- Directions -
Could the lines from the start of the data through the line with "height=55pt] (bot) at" be set down exactly, with no pictures among them?

################

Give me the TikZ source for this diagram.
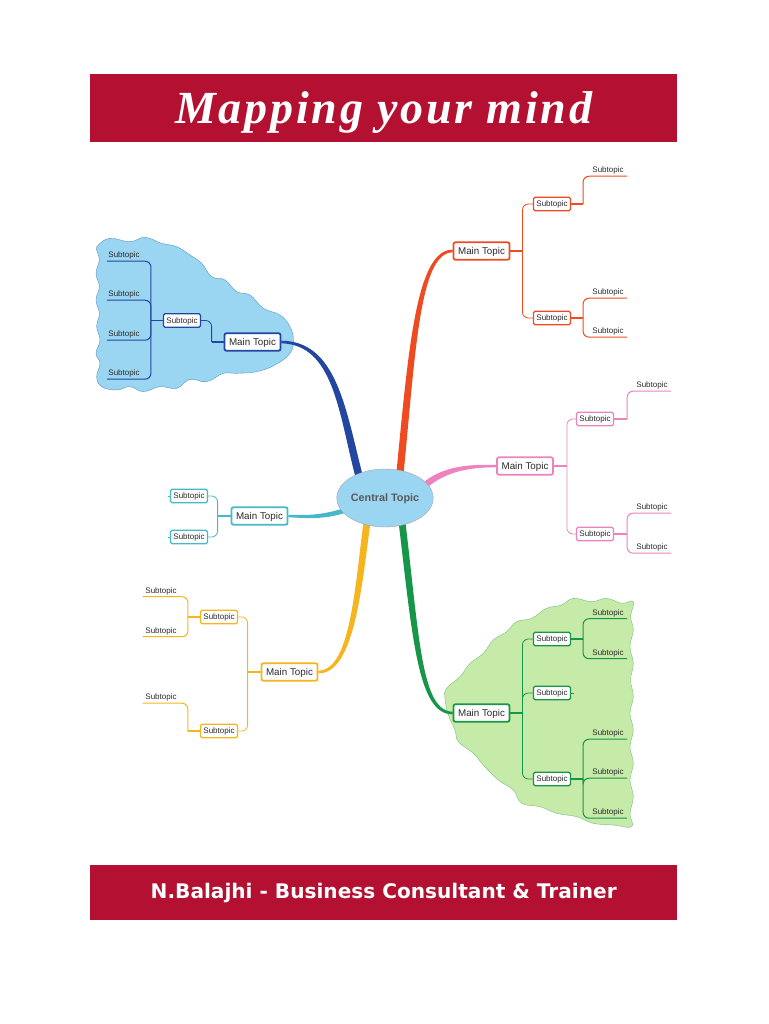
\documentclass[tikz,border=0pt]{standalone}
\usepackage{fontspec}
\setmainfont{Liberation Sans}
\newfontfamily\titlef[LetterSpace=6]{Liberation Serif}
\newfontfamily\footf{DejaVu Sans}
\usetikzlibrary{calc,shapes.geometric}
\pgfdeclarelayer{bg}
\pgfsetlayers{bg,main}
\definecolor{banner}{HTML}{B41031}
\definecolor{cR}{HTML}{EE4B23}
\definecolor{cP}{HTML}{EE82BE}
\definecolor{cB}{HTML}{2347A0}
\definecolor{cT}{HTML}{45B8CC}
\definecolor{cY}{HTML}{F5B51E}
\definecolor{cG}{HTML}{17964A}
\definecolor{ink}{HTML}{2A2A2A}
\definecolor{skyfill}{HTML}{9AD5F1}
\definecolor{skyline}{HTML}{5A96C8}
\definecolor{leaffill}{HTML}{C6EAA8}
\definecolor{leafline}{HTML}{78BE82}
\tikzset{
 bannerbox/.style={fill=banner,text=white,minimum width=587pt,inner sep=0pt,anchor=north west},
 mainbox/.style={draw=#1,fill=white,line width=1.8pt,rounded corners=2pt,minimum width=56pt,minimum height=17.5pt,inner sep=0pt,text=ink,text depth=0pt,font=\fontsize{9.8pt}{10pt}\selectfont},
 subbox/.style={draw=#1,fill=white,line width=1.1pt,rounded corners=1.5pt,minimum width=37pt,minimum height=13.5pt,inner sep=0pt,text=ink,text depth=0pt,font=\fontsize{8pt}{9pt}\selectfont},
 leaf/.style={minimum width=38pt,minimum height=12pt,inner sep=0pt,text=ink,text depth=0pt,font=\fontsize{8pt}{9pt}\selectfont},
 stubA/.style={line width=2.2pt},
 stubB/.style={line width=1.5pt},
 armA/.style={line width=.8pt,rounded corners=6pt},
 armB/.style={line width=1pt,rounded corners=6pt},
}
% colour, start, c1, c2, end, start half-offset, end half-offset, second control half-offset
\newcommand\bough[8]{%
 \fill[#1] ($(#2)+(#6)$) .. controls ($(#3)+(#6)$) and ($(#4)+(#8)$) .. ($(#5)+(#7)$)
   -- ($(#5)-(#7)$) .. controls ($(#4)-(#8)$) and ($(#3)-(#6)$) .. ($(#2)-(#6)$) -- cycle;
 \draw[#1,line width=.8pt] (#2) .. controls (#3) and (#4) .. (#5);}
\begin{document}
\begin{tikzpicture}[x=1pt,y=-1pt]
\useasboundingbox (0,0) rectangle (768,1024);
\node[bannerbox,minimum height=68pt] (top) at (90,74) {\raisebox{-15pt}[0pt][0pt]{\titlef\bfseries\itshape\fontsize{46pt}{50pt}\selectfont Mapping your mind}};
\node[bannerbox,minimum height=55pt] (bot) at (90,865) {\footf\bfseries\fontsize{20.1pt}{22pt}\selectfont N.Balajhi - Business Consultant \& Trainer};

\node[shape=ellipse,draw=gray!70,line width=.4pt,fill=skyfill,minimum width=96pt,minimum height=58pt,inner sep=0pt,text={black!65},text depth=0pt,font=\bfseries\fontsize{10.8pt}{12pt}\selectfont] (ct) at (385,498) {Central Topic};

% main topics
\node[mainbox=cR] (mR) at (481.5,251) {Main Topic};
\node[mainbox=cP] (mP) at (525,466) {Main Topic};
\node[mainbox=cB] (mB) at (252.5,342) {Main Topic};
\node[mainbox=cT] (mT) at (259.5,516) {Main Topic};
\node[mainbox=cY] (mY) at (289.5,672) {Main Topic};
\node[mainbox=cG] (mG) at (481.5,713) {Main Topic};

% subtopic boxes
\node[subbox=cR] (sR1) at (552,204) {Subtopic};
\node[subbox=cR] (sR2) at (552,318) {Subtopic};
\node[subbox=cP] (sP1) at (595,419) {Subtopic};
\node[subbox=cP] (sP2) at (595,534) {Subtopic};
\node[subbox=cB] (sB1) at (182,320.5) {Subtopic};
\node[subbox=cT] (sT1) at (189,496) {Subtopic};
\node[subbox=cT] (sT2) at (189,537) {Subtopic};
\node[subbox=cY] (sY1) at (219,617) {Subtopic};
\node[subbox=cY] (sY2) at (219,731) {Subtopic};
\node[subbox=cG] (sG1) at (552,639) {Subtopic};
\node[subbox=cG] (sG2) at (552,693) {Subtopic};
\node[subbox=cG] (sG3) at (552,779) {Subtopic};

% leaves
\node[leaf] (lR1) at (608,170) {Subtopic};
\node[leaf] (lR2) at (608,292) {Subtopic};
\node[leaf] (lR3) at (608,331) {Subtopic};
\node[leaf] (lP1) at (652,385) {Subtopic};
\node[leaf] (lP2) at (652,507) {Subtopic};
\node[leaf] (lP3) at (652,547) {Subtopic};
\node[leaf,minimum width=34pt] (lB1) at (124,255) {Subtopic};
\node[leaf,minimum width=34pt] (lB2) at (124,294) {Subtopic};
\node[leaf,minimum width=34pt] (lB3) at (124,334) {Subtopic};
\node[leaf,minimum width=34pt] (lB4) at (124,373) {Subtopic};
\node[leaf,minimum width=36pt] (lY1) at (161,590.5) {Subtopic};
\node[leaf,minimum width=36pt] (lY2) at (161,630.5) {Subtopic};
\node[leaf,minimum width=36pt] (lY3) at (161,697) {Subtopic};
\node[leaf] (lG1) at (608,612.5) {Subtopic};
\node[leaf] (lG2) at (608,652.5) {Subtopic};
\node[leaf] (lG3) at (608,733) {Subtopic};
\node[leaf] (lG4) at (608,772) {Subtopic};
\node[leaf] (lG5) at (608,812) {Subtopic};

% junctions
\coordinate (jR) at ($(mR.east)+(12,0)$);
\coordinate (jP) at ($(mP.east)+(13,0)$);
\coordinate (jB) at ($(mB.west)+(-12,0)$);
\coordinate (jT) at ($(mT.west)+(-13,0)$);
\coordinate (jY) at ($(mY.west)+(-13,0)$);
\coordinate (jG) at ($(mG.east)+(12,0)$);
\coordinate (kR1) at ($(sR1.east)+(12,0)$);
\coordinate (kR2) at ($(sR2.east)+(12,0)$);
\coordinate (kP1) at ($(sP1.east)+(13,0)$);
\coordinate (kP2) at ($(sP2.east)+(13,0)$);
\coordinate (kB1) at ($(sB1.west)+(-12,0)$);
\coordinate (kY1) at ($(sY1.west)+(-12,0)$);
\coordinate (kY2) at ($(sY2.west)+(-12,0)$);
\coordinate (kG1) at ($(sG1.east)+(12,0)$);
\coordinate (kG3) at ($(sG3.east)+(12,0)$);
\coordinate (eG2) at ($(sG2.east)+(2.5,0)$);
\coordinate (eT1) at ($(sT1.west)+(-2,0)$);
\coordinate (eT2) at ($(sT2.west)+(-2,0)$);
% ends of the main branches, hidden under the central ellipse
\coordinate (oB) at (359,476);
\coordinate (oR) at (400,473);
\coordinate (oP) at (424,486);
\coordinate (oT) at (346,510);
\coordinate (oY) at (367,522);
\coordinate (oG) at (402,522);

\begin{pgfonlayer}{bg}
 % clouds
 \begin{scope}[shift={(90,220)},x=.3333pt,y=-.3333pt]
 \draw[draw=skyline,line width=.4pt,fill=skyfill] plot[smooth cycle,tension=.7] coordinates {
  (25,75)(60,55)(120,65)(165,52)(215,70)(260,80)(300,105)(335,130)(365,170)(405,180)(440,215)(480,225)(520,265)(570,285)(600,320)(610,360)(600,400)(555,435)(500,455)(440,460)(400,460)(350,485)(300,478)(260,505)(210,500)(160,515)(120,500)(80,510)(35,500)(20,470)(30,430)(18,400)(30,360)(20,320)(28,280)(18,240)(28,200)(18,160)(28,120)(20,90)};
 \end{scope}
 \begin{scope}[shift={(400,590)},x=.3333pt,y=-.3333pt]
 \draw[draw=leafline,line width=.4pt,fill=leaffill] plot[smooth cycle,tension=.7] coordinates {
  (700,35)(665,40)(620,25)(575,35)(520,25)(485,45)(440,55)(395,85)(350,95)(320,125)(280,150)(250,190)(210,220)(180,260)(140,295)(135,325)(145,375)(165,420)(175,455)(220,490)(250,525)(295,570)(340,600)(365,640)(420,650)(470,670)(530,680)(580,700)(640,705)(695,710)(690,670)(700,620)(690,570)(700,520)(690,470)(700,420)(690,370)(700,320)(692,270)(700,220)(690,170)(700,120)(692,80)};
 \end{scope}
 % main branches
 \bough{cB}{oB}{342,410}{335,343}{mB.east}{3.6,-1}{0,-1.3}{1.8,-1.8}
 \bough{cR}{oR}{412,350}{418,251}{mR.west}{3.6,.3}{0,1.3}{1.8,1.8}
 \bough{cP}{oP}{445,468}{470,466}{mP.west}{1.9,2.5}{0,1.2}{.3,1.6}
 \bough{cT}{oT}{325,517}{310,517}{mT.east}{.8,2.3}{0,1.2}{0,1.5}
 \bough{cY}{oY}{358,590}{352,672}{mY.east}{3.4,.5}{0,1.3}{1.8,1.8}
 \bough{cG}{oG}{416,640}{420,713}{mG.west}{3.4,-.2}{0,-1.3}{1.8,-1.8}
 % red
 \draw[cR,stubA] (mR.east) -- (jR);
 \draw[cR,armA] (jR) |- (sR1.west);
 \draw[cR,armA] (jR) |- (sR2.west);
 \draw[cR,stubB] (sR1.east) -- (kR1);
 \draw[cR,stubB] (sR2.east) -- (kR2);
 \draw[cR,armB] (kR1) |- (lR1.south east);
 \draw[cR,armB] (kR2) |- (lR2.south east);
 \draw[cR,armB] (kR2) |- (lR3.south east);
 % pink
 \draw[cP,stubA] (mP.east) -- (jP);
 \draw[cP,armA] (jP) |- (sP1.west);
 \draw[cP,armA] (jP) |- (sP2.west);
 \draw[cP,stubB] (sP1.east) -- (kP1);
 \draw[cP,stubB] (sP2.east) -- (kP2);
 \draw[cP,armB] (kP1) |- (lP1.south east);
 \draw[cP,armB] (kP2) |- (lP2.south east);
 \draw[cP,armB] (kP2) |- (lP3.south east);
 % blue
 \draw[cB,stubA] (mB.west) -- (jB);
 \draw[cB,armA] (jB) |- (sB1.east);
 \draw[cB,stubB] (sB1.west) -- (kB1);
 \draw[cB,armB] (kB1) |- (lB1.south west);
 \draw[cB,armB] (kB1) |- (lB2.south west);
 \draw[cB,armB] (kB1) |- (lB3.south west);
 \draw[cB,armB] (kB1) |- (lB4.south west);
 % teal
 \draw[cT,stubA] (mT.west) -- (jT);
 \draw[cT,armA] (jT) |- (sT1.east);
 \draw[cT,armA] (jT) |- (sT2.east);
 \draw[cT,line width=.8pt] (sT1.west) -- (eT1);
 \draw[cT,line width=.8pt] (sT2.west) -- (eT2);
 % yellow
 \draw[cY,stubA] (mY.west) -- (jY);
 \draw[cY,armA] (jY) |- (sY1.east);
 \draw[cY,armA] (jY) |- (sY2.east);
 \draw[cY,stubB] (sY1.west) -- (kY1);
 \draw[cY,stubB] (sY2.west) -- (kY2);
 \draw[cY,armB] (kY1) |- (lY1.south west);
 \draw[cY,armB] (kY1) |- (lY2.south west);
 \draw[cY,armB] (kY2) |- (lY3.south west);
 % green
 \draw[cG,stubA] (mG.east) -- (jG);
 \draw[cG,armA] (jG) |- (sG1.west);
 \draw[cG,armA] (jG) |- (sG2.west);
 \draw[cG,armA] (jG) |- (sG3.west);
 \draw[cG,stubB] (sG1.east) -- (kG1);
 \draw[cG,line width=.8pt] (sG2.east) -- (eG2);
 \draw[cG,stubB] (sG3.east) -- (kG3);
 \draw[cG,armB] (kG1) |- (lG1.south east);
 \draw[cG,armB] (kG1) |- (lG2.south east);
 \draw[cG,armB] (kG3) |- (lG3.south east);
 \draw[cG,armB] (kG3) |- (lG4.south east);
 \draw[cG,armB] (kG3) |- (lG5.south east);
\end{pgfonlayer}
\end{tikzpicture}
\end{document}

################

- Written response -
Give me the TikZ source for this diagram.
\documentclass[tikz,border=0pt]{standalone}
\usepackage{fontspec}
\setmainfont{Liberation Sans}
\newfontfamily\titlef[LetterSpace=6]{Liberation Serif}
\newfontfamily\footf{DejaVu Sans}
\usetikzlibrary{calc,shapes.geometric}
\pgfdeclarelayer{bg}
\pgfsetlayers{bg,main}
\definecolor{banner}{HTML}{B41031}
\definecolor{cR}{HTML}{EE4B23}
\definecolor{cP}{HTML}{EE82BE}
\definecolor{cB}{HTML}{2347A0}
\definecolor{cT}{HTML}{45B8CC}
\definecolor{cY}{HTML}{F5B51E}
\definecolor{cG}{HTML}{17964A}
\definecolor{ink}{HTML}{2A2A2A}
\definecolor{skyfill}{HTML}{9AD5F1}
\definecolor{skyline}{HTML}{5A96C8}
\definecolor{leaffill}{HTML}{C6EAA8}
\definecolor{leafline}{HTML}{78BE82}
\tikzset{
 bannerbox/.style={fill=banner,text=white,minimum width=587pt,inner sep=0pt,anchor=north west},
 mainbox/.style={draw=#1,fill=white,line width=1.8pt,rounded corners=2pt,minimum width=56pt,minimum height=17.5pt,inner sep=0pt,text=ink,text depth=0pt,font=\fontsize{9.8pt}{10pt}\selectfont},
 subbox/.style={draw=#1,fill=white,line width=1.1pt,rounded corners=1.5pt,minimum width=37pt,minimum height=13.5pt,inner sep=0pt,text=ink,text depth=0pt,font=\fontsize{8pt}{9pt}\selectfont},
 leaf/.style={minimum width=38pt,minimum height=12pt,inner sep=0pt,text=ink,text depth=0pt,font=\fontsize{8pt}{9pt}\selectfont},
 stubA/.style={line width=2.2pt},
 stubB/.style={line width=1.5pt},
 armA/.style={line width=.8pt,rounded corners=6pt},
 armB/.style={line width=1pt,rounded corners=6pt},
}
% colour, start, c1, c2, end, start half-offset, end half-offset, second control half-offset
\newcommand\bough[8]{%
 \fill[#1] ($(#2)+(#6)$) .. controls ($(#3)+(#6)$) and ($(#4)+(#8)$) .. ($(#5)+(#7)$)
   -- ($(#5)-(#7)$) .. controls ($(#4)-(#8)$) and ($(#3)-(#6)$) .. ($(#2)-(#6)$) -- cycle;
 \draw[#1,line width=.8pt] (#2) .. controls (#3) and (#4) .. (#5);}
\begin{document}
\begin{tikzpicture}[x=1pt,y=-1pt]
\useasboundingbox (0,0) rectangle (768,1024);
\node[bannerbox,minimum height=68pt] (top) at (90,74) {\raisebox{-15pt}[0pt][0pt]{\titlef\bfseries\itshape\fontsize{46pt}{50pt}\selectfont Mapping your mind}};
\node[bannerbox,minimum height=55pt] (bot) at (90,865) {\footf\bfseries\fontsize{20.1pt}{22pt}\selectfont N.Balajhi - Business Consultant \& Trainer};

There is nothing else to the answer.